Hong Kong police arrest eight over university protest as crackdown intensifies

HONG KONG (Reuters) – Eight people in Hong Kong have been arrested, including three on suspicion of violating a national security law, over a protest at a university last month, police said on Monday, as the government intensifies a crackdown on pro-democracy activists.

In recent weeks, Hong Kong has dismissed opposition lawmakers, jailed high-profile activists including Joshua Wong, and denied bail to media tycoon Jimmy Lai, 73, an ardent critic of Beijing who owns the anti-government tabloid, Apple Daily.

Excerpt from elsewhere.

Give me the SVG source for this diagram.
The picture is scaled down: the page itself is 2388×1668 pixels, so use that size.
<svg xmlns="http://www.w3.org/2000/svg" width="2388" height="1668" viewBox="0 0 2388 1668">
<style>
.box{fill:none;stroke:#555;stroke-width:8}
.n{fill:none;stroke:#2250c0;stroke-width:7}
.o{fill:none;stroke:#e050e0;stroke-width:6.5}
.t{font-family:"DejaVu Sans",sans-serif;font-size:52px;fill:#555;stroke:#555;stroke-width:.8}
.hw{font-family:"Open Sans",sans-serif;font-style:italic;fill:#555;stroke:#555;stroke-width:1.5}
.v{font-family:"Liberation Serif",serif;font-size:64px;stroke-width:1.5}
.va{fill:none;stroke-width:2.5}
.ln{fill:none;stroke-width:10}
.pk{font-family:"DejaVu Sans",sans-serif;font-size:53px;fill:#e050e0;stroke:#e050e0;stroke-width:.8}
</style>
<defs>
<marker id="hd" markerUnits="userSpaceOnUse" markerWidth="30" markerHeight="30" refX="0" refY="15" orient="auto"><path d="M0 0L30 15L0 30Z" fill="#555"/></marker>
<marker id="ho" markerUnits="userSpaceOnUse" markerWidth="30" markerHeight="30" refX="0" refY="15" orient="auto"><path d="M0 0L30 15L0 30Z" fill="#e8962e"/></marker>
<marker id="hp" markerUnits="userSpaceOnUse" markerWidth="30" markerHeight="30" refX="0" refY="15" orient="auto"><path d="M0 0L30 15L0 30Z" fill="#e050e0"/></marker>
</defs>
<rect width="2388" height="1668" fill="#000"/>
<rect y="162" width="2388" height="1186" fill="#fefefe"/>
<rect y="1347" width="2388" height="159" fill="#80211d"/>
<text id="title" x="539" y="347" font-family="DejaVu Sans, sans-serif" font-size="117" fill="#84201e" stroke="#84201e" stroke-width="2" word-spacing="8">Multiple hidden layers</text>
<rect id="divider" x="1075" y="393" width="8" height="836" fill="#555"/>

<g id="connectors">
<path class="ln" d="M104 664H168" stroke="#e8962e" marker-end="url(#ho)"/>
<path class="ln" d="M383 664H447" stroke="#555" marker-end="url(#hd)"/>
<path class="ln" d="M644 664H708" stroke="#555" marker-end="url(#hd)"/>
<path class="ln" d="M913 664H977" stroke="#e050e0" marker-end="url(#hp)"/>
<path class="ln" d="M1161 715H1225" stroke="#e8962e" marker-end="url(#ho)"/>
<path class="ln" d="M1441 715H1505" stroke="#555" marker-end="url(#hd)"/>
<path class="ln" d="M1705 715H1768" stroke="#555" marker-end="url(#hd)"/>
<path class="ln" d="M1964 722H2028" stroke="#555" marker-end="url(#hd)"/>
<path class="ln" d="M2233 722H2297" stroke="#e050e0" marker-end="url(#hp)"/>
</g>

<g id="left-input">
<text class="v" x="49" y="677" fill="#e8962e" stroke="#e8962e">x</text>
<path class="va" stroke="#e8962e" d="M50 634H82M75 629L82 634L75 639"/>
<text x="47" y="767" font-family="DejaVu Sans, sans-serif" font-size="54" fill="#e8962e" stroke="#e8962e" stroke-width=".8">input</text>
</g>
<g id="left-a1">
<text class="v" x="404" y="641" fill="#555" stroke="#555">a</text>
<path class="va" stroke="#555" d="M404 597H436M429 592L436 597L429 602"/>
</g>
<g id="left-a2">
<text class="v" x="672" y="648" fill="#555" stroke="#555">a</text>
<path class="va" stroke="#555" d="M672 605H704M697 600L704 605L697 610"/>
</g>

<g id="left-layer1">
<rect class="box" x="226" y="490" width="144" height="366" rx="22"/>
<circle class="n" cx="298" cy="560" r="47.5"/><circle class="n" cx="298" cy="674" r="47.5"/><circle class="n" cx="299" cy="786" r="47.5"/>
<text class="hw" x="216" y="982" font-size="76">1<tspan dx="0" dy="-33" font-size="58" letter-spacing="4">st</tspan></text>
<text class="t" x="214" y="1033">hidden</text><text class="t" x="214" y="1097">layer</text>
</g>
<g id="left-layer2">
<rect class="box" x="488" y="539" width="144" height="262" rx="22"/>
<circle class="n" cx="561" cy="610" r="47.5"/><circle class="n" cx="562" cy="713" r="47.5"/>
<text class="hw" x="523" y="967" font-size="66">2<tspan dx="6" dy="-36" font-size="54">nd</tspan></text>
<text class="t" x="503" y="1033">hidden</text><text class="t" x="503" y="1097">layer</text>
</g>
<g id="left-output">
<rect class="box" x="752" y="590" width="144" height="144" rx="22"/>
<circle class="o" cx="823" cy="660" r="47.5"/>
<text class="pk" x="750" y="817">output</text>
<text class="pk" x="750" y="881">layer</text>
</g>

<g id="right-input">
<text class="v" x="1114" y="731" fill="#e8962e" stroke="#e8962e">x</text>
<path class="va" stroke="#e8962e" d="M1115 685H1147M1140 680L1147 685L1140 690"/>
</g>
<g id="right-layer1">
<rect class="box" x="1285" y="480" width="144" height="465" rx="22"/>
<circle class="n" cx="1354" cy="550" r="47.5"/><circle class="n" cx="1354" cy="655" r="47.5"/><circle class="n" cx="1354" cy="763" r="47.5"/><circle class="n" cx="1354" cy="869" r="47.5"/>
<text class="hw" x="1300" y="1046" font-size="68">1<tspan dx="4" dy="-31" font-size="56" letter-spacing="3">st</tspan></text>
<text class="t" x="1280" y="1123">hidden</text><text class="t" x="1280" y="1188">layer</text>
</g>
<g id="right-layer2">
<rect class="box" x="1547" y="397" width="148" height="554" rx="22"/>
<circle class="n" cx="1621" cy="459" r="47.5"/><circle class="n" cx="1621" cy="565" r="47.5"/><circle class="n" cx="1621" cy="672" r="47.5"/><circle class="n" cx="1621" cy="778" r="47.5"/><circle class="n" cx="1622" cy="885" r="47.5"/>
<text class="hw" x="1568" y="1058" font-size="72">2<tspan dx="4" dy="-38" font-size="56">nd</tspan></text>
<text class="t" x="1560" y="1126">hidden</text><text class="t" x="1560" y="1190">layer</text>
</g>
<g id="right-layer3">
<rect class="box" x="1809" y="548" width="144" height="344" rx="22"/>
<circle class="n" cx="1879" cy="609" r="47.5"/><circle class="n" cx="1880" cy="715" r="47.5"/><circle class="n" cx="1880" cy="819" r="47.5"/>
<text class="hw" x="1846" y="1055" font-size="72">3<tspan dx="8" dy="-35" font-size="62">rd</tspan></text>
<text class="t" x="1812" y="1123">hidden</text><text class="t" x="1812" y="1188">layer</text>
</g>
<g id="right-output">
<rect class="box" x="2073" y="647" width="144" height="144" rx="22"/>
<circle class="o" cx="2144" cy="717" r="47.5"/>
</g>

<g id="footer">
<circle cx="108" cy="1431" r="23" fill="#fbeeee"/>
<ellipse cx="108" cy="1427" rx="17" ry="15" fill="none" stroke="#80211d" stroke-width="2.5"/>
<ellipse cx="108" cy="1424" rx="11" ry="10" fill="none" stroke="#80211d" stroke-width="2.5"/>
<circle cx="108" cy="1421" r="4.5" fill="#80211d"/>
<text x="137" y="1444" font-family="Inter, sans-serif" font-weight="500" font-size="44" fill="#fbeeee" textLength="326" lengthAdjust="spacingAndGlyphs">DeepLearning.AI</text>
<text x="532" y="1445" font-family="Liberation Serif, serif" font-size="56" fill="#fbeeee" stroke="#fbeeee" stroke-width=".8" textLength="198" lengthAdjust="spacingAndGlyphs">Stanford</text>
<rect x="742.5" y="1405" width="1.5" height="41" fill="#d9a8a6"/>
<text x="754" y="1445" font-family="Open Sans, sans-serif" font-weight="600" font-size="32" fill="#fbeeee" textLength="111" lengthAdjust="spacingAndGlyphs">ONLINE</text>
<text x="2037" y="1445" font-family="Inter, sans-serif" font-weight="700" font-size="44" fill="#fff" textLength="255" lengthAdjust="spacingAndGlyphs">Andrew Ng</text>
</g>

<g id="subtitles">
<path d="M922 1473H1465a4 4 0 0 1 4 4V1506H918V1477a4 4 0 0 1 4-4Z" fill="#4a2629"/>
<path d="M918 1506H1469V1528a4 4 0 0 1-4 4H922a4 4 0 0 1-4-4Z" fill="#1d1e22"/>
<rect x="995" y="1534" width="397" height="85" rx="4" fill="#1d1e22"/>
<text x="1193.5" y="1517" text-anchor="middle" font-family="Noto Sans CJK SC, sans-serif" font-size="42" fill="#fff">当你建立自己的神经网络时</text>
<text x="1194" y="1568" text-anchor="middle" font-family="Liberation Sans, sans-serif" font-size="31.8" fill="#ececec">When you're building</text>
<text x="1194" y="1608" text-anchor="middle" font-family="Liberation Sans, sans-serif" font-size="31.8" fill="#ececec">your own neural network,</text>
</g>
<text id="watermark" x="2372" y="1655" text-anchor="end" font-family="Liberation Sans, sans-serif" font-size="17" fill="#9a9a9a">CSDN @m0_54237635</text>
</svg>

Police said eight males aged between 16 and 34 were arrested for illegal assembly at the Chinese University of Hong Kong (CUHK) and three of them – who were not students at the university – were also arrested on supicion of inciting secession.

The arrested included social workers and district councillors.

About 90 graduating students, many wearing black robes, wearing Guy Fawkes masks and carrying black balloons, staged a peaceful protest last month on the university’s sprawling campus where they carried anti-government banners and chanted democracy slogans.

“We only arrested them who were shouting the slogan and displaying the flags (that) involved some national security concerns,” Steve Li, Senior Superintendent of the police’s National Security Department, said at a press conference, referring to slogans deemed pro-independent.

Officers from the national security department went to the campus in an apparent search for evidence after the university contacted authorities.

On Britain’s handover of Hong Kong to Beijing in 1997, the city was guaranteed wide-ranging freedoms under a “one country, two systems” formula for 50 years. But, democracy activists and critics of the government fear those freedoms are being eroded more swiftly.

The squeeze on opposition forces has been widely condemned by the West and human rights groups, which fear authorities are using the security law to crush much-cherished freedoms not seen on the mainland, including freedom of speech and assembly.

Beijing and Hong Kong officials deny that claim and say the security legislation is necessary to bring stability to the global financial hub after anti-government protests over the past year that plunged the city into chaos.